For my child, he has been moving slow for us old folks.  

For us, it is the speed of a bullet, snuffing out hopes and dreams.

Please note, if a child is willing to tell their parents that they are non-binary or Trans, they have thought this through. It is not something they are doing to get attention or because it seems cool.

They are opening themselves to scrutiny and to bullying that would not exist if they were binary, or sis.

My child told me that if they could be what the general population believes to be "normal" then they would be happy to be that way.  

My child feels like a boy inside.  I don't get it, but I love my child. I hope one day I will get it more so I will continue to work towards that understanding.

What I do know:

Since my child has stated that they were non-binary, and later trans, he has been more confident in many aspects of life.  Before he would shrink around the presence of almost anyone.  Now, at least to friends and safe people, he is more comfortable.

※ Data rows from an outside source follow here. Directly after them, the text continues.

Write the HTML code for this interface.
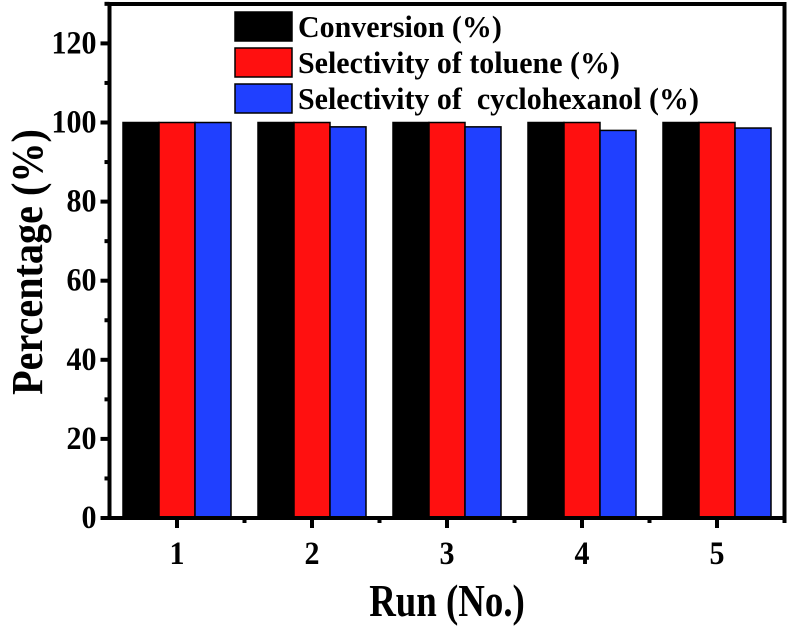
<!DOCTYPE html>
<html><head><meta charset="utf-8"><style>
html,body{margin:0;padding:0;background:#fff;}
svg{display:block;font-family:"Liberation Serif",serif;font-weight:bold;}
</style></head><body>
<svg id="chart" width="793" height="626" viewBox="0 0 793 626">
<g id="bars"></g>
<g id="axes"></g>
<g id="legend"></g>
<text transform="translate(447,616) scale(0.97,1.2)" text-anchor="middle" font-size="38">Run (No.)</text>
<text transform="translate(42,262) rotate(-90) scale(1.03,1.15)" text-anchor="middle" font-size="39">Percentage (%)</text>
</svg>
<script>
const categories = ["1","2","3","4","5"];
const conversion = [100,100,100,100,100];
const selToluene = [100,100,100,100,100];
const selCyclohexanol = [100,98.9,98.9,98.0,98.6];
const seriesNames = ["Conversion (%)","Selectivity of toluene (%)","Selectivity of  cyclohexanol (%)"];
const yTicks = [0,20,40,60,80,100,120];

const NS="http://www.w3.org/2000/svg";
const L=109.5,R=784.5,T=4,B=518;
const x=v=>L+(v-0.5)*(R-L)/5;
const y=v=>B-v*3.955;
function mk(tag,at,parent){const e=document.createElementNS(NS,tag);for(const k in at)e.setAttribute(k,at[k]);parent.appendChild(e);return e;}
const colors=["#000000","#ff1010","#2040ff"];
const series=[conversion,selToluene,selCyclohexanol];
const bars=document.getElementById('bars');
const bw=36;
categories.forEach((c,i)=>{
  series.forEach((s,j)=>{
    const cx=x(i+1)+(j-1)*bw;
    const r=mk('rect',{x:cx-bw/2,y:y(s[i]),width:bw,height:B-y(s[i]),fill:colors[j],stroke:'#000','stroke-width':1.5},bars);
    
    
  });
});
const ax=document.getElementById('axes');
const fr=mk('rect',{x:L,y:T,width:R-L,height:B-T,fill:'none',stroke:'#000','stroke-width':4},ax);


yTicks.forEach(v=>{
  mk('line',{x1:L-9,x2:L,y1:y(v),y2:y(v),stroke:'#000','stroke-width':4},ax);
  mk('line',{x1:L-5,x2:L,y1:y(v+10),y2:y(v+10),stroke:'#000','stroke-width':4},ax);
  const t=mk('text',{transform:'translate('+(L-13)+','+(y(v)+10)+') scale(1,1.1)','text-anchor':'end','font-size':30},ax);
  t.textContent=v;
  
  
});
categories.forEach((c,i)=>{
  const xv=x(i+1);
  mk('line',{x1:xv,x2:xv,y1:B,y2:B+10,stroke:'#000','stroke-width':4},ax);
  mk('line',{x1:x(i+1.5),x2:x(i+1.5),y1:B,y2:B+5,stroke:'#000','stroke-width':4},ax);
  const t=mk('text',{transform:'translate('+xv+','+(B+46)+') scale(1,1.1)','text-anchor':'middle','font-size':30},ax);
  t.textContent=c;
  
  
});
const lg=document.getElementById('legend');
const ly=[12,48,84];
seriesNames.forEach((n,j)=>{
  const r=mk('rect',{x:235,y:ly[j],width:57,height:29,fill:colors[j],stroke:'#000','stroke-width':1.5},lg);
  
  
  const t=mk('text',{transform:'translate(298,'+(ly[j]+25)+') scale(1.07,1.1)','font-size':28,style:'white-space:pre'},lg);
  t.textContent=n;
  
  
});
</script>
</body></html>
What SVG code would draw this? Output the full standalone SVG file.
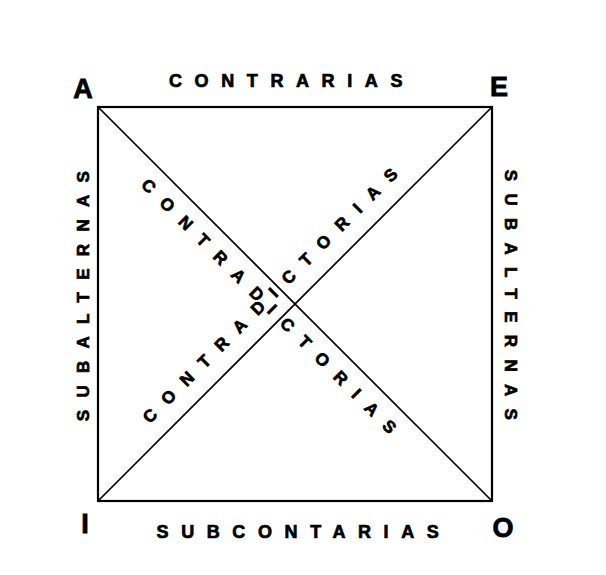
<svg xmlns="http://www.w3.org/2000/svg" width="606" height="575" viewBox="0 0 606 575">
<style>
.lbl{font-family:"Liberation Sans",Arial,sans-serif;font-weight:bold;fill:#000;stroke:#000;stroke-width:0.7px}
.side{font-size:18px;letter-spacing:12.6px;text-anchor:middle}
.vert{font-size:17px;letter-spacing:12.3px;text-anchor:middle}
.diag{font-size:17px;letter-spacing:13.3px;text-anchor:middle}
.corner{font-size:27px;text-anchor:middle;stroke-width:0.8px}
.edge{stroke:#000;stroke-width:2.2;fill:none}
.dg{stroke:#000;stroke-width:1.7;fill:none}
</style>
<rect width="606" height="575" fill="#fff"/>
<g id="connectors">
<rect class="edge" x="98" y="107" width="394" height="394"/>
<line class="dg" x1="98" y1="107" x2="492" y2="501"/>
<line class="dg" x1="98" y1="501" x2="492" y2="107"/>
</g>
<g id="node-A"><text class="lbl corner" x="83" y="98">A</text></g>
<g id="node-E"><text class="lbl corner" x="499" y="96">E</text></g>
<g id="node-I"><text class="lbl corner" x="85" y="533">I</text></g>
<g id="node-O"><text class="lbl corner" x="503" y="537">O</text></g>
<g id="label-contrarias"><text class="lbl side" x="292" y="87">CONTRARIAS</text></g>
<g id="label-subcontarias"><text class="lbl side" x="304" y="538">SUBCONTARIAS</text></g>
<g id="label-subalternas-left"><text class="lbl vert" transform="translate(89,290) rotate(-90)">SUBALTERNAS</text></g>
<g id="label-subalternas-right"><text class="lbl vert" transform="translate(505,301) rotate(90)">SUBALTERNAS</text></g>
<g id="label-contradictorias-ao"><text class="lbl diag" transform="translate(269.5,315) rotate(45)">CONTRADICTORIAS</text></g>
<g id="label-contradictorias-ie"><text class="lbl diag" transform="translate(279,295) rotate(-45)">CONTRADICTORIAS</text></g>
</svg>
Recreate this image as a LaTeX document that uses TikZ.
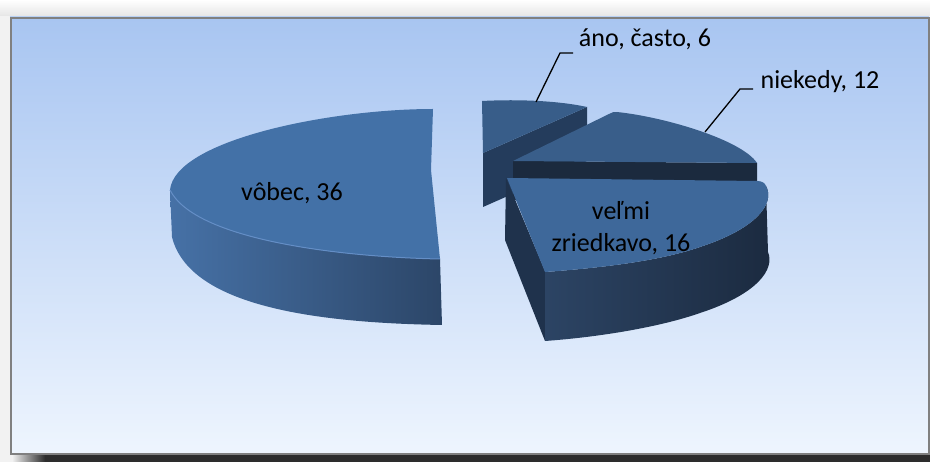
\documentclass[tikz,border=0pt]{standalone}
\usepackage{fontspec}
\setmainfont{Carlito}
\definecolor{panelTop}{RGB}{168,197,241}
\definecolor{panelBot}{RGB}{238,245,254}
\definecolor{outerBg}{RGB}{242,242,242}
\definecolor{borderGray}{RGB}{128,128,128}
\definecolor{shadowDark}{RGB}{45,45,45}
\definecolor{anoTop}{RGB}{56,93,137}
\definecolor{anoSide}{RGB}{36,60,92}
\definecolor{niekTop}{RGB}{57,94,138}
\definecolor{niekBand}{RGB}{27,42,62}
\definecolor{velTop}{RGB}{62,104,154}
\definecolor{velSideL}{RGB}{44,68,100}
\definecolor{velSideR}{RGB}{27,42,63}
\definecolor{velCut}{RGB}{31,50,76}
\definecolor{vobTop}{RGB}{67,113,167}
\definecolor{vobSideL}{RGB}{70,113,166}
\definecolor{vobSideR}{RGB}{44,70,104}
\definecolor{vobRim}{RGB}{100,142,198}
\tikzset{
  lbl/.style={inner sep=0pt, font=\fontsize{26}{32}\selectfont, text=black},
  leader/.style={draw=black, line width=1.3pt},
}
\begin{document}
\begin{tikzpicture}[x=1pt,y=-1pt]
\useasboundingbox (0,0) rectangle (930,462);
% outer background
\fill[outerBg] (0,0) rectangle (930,462);
\shade[top color=white, bottom color=outerBg!95!black] (0,0) rectangle (930,16);
% bottom shadow
\fill[shadowDark] (45,455) rectangle (930,462);
\shade[left color=outerBg, right color=shadowDark] (12,455) rectangle (45,462);
% panel
\shade[top color=panelTop, bottom color=panelBot] (10,17) rectangle (929,454);
\draw[borderGray, line width=1.6pt] (11,18) rectangle (929,454);
\draw[panelTop!80!white, line width=0.6pt] (9.5,16.5) -- (929,16.5);

% ---- slice: ano, casto (back) ----
\fill[anoSide] (483,153) -- (587,107) -- (587,161) -- (483,207) -- cycle;
\fill[anoTop] (483,153) -- (482,101) .. controls (520,99) and (560,101) .. (587,107) -- cycle;

% ---- slice: niekedy ----
\fill[niekBand] (513,161) -- (757,163) -- (757,200) -- (513,200) -- cycle;
\fill[niekTop] (513,161) -- (609,114) .. controls (612,112) and (614,112) .. (617,112)
  .. controls (665,117) and (742,140) .. (757,163) -- cycle;

% ---- slice: velmi zriedkavo ----
\fill[velCut] (506,178) -- (545,271) -- (545,341) -- (505,240) -- cycle;
\shade[left color=velSideL, right color=velSideR]
  (545,272) .. controls (600,268) and (660,261) .. (700,247)
  .. controls (758,228) and (775,203) .. (766,186) -- (768,252)
  .. controls (775,269) and (758,294) .. (700,313)
  .. controls (660,327) and (600,337) .. (545,341) -- cycle;
\fill[velTop] (507,178) -- (757,181) .. controls (762,181) and (765,183) .. (766,186)
  .. controls (775,203) and (758,228) .. (700,247)
  .. controls (660,261) and (600,268) .. (545,272) -- cycle;

% ---- slice: vobec (left) ----
\shade[left color=vobSideL, right color=vobSideR]
  (170,190) .. controls (195,240) and (340,257) .. (440,259) -- (442,325)
  .. controls (330,323) and (190,310) .. (172,237) -- cycle;
\fill[vobTop] (433,109) -- (431,170) -- (440,259)
  .. controls (340,257) and (195,240) .. (170,190)
  .. controls (175,140) and (330,109) .. (433,109) -- cycle;
\draw[vobRim, line width=1pt] (440,259) .. controls (340,257) and (195,240) .. (170,190);

% ---- labels ----
\node[lbl] (vobec) at (292,193) {vôbec, 36};
\node[lbl, align=center] (velmi) at (621,228) {veľmi\\zriedkavo, 16};
\node[lbl] (ano) at (645,39) {áno, často, 6};
\node[lbl] (niek) at (820,82) {niekedy, 12};

% ---- leader lines ----
\coordinate (anoA) at (573,53);
\coordinate (anoB) at (560,53);
\coordinate (anoTip) at (536,102);
\draw[leader] (anoA) -- (anoB) -- (anoTip);
\coordinate (niekA) at (753,89);
\coordinate (niekB) at (740,89);
\coordinate (niekTip) at (705,132);
\draw[leader] (niekA) -- (niekB) -- (niekTip);
\end{tikzpicture}
\end{document}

However, now he is much more aware of anyone who does not use the correct pronouns.  He is more crestfallen if someone he trusts cannot believe enough in his own knowledge of self to trust that he is trans. 

So once again, I am struggling.  I feel like I am a salmon swimming up stream, trying to avoid the bear, the eagle and the pure exhaustion.  I can't imagine how hard it was to confront me and ask me to call him by his requested name, I can't imagine what he is going through.